▸ Your objective:
Repeat the lines below exactly as they appear, but leave out the images.

▸ Data:
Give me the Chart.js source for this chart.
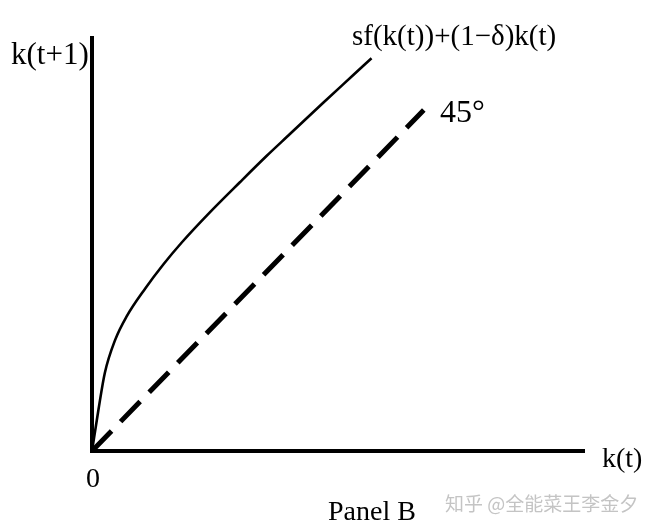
<!DOCTYPE html>
<html>
<head>
<meta charset="utf-8">
<script src="https://cdn.jsdelivr.net/npm/chart.js@4.4.1/dist/chart.umd.min.js"></script>
<style>
  html, body { margin: 0; padding: 0; background: #fff; }
  #wrap { width: 662px; height: 531px; }
</style>
</head>
<body>
<div id="wrap"><canvas id="chart" width="662" height="531"></canvas></div>
<script>
const curveK = [0, 0.13, 0.26, 0.47, 0.70, 1.08, 1.45, 1.82, 2.39, 3.00, 3.54, 4.02, 4.69, 5.30, 5.67];
const curveNext = [0, 0.83, 1.58, 2.25, 2.72, 3.29, 3.78, 4.22, 4.83, 5.44, 5.97, 6.42, 7.05, 7.61, 7.95];
// 45 degree line
const diagK = [0, 6.73];
const diagNext = [0, 6.90];
const axisMax = { x: 10, y: 8.4 };

const labels = {
    yAxis: 'k(t+1)',
    xAxis: 'k(t)',
    curve: 'sf(k(t))+(1\u2212\u03b4)k(t)',
    diag: '45\u00b0',
    origin: '0',
    panel: 'Panel B',
    mark: '知乎 @全能菜王李金夕'
};

function toPoints(xs, ys) {
    return xs.map(function(x, i) { return { x: x, y: ys[i] }; });
}

// axes and the text around the plot
const diagramDecor = {
    id: 'diagramDecor',
    afterDraw: function(chart) {
        const ctx = chart.ctx;
        const sx = chart.scales.x, sy = chart.scales.y;
        const x0 = sx.getPixelForValue(0), y0 = sy.getPixelForValue(0);
        const xEnd = sx.getPixelForValue(axisMax.x), yTop = sy.getPixelForValue(axisMax.y);

        ctx.save();
        ctx.strokeStyle = '#000';
        ctx.lineWidth = 4;
        ctx.lineCap = 'butt';
        ctx.beginPath();
        ctx.moveTo(x0, yTop);
        ctx.lineTo(x0, y0 + 2);
        ctx.moveTo(x0 - 2, y0);
        ctx.lineTo(xEnd, y0);
        ctx.stroke();

        ctx.fillStyle = '#000';
        ctx.textBaseline = 'alphabetic';
        ctx.textAlign = 'left';
        ctx.font = '31px "Liberation Serif"';
        ctx.fillText(labels.yAxis, 11, 64);
        ctx.font = '29px "Liberation Serif"';
        ctx.fillText(labels.curve, 352, 45);
        ctx.font = '32px "Liberation Serif"';
        ctx.fillText(labels.diag, 440, 122);
        ctx.font = '28px "Liberation Serif"';
        ctx.fillText(labels.xAxis, 602, 467);
        ctx.textAlign = 'center';
        ctx.fillText(labels.origin, x0 + 1, 487);
        ctx.textAlign = 'left';
        ctx.fillText(labels.panel, 328, 520);

        ctx.font = '19px "Noto Sans CJK SC"';
        ctx.fillStyle = '#c4c4c4';
        ctx.fillText(labels.mark, 445, 511);
        ctx.restore();
    }
};

new Chart(document.getElementById('chart'), {
    type: 'scatter',
    data: {
        datasets: [{
            label: labels.curve,
            data: toPoints(curveK, curveNext),
            showLine: true,
            borderColor: '#000',
            borderWidth: 2.6,
            pointRadius: 0,
            cubicInterpolationMode: 'monotone'
        }, {
            label: labels.diag,
            data: toPoints(diagK, diagNext),
            showLine: true,
            borderColor: '#000',
            borderWidth: 5,
            borderDash: [28, 13],
            pointRadius: 0
        }]
    },
    options: {
        responsive: false,
        animation: false,
        layout: { padding: { left: 92, right: 77, top: 36, bottom: 80 } },
        plugins: {
            legend: { display: false },
            tooltip: { enabled: false }
        },
        scales: {
            x: { type: 'linear', display: false, min: 0, max: axisMax.x },
            y: { type: 'linear', display: false, min: 0, max: axisMax.y }
        }
    },
    plugins: [diagramDecor]
});
</script>
</body>
</html>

▸ The answer:
Give me the Chart.js source for this chart.
<!DOCTYPE html>
<html>
<head>
<meta charset="utf-8">
<script src="https://cdn.jsdelivr.net/npm/chart.js@4.4.1/dist/chart.umd.min.js"></script>
<style>
  html, body { margin: 0; padding: 0; background: #fff; }
  #wrap { width: 662px; height: 531px; }
</style>
</head>
<body>
<div id="wrap"><canvas id="chart" width="662" height="531"></canvas></div>
<script>
const curveK = [0, 0.13, 0.26, 0.47, 0.70, 1.08, 1.45, 1.82, 2.39, 3.00, 3.54, 4.02, 4.69, 5.30, 5.67];
const curveNext = [0, 0.83, 1.58, 2.25, 2.72, 3.29, 3.78, 4.22, 4.83, 5.44, 5.97, 6.42, 7.05, 7.61, 7.95];
// 45 degree line
const diagK = [0, 6.73];
const diagNext = [0, 6.90];
const axisMax = { x: 10, y: 8.4 };

const labels = {
    yAxis: 'k(t+1)',
    xAxis: 'k(t)',
    curve: 'sf(k(t))+(1\u2212\u03b4)k(t)',
    diag: '45\u00b0',
    origin: '0',
    panel: 'Panel B',
    mark: '知乎 @全能菜王李金夕'
};

function toPoints(xs, ys) {
    return xs.map(function(x, i) { return { x: x, y: ys[i] }; });
}

// axes and the text around the plot
const diagramDecor = {
    id: 'diagramDecor',
    afterDraw: function(chart) {
        const ctx = chart.ctx;
        const sx = chart.scales.x, sy = chart.scales.y;
        const x0 = sx.getPixelForValue(0), y0 = sy.getPixelForValue(0);
        const xEnd = sx.getPixelForValue(axisMax.x), yTop = sy.getPixelForValue(axisMax.y);

        ctx.save();
        ctx.strokeStyle = '#000';
        ctx.lineWidth = 4;
        ctx.lineCap = 'butt';
        ctx.beginPath();
        ctx.moveTo(x0, yTop);
        ctx.lineTo(x0, y0 + 2);
        ctx.moveTo(x0 - 2, y0);
        ctx.lineTo(xEnd, y0);
        ctx.stroke();

        ctx.fillStyle = '#000';
        ctx.textBaseline = 'alphabetic';
        ctx.textAlign = 'left';
        ctx.font = '31px "Liberation Serif"';
        ctx.fillText(labels.yAxis, 11, 64);
        ctx.font = '29px "Liberation Serif"';
        ctx.fillText(labels.curve, 352, 45);
        ctx.font = '32px "Liberation Serif"';
        ctx.fillText(labels.diag, 440, 122);
        ctx.font = '28px "Liberation Serif"';
        ctx.fillText(labels.xAxis, 602, 467);
        ctx.textAlign = 'center';
        ctx.fillText(labels.origin, x0 + 1, 487);
        ctx.textAlign = 'left';
        ctx.fillText(labels.panel, 328, 520);

        ctx.font = '19px "Noto Sans CJK SC"';
        ctx.fillStyle = '#c4c4c4';
        ctx.fillText(labels.mark, 445, 511);
        ctx.restore();
    }
};

new Chart(document.getElementById('chart'), {
    type: 'scatter',
    data: {
        datasets: [{
            label: labels.curve,
            data: toPoints(curveK, curveNext),
            showLine: true,
            borderColor: '#000',
            borderWidth: 2.6,
            pointRadius: 0,
            cubicInterpolationMode: 'monotone'
        }, {
            label: labels.diag,
            data: toPoints(diagK, diagNext),
            showLine: true,
            borderColor: '#000',
            borderWidth: 5,
            borderDash: [28, 13],
            pointRadius: 0
        }]
    },
    options: {
        responsive: false,
        animation: false,
        layout: { padding: { left: 92, right: 77, top: 36, bottom: 80 } },
        plugins: {
            legend: { display: false },
            tooltip: { enabled: false }
        },
        scales: {
            x: { type: 'linear', display: false, min: 0, max: axisMax.x },
            y: { type: 'linear', display: false, min: 0, max: axisMax.y }
        }
    },
    plugins: [diagramDecor]
});
</script>
</body>
</html>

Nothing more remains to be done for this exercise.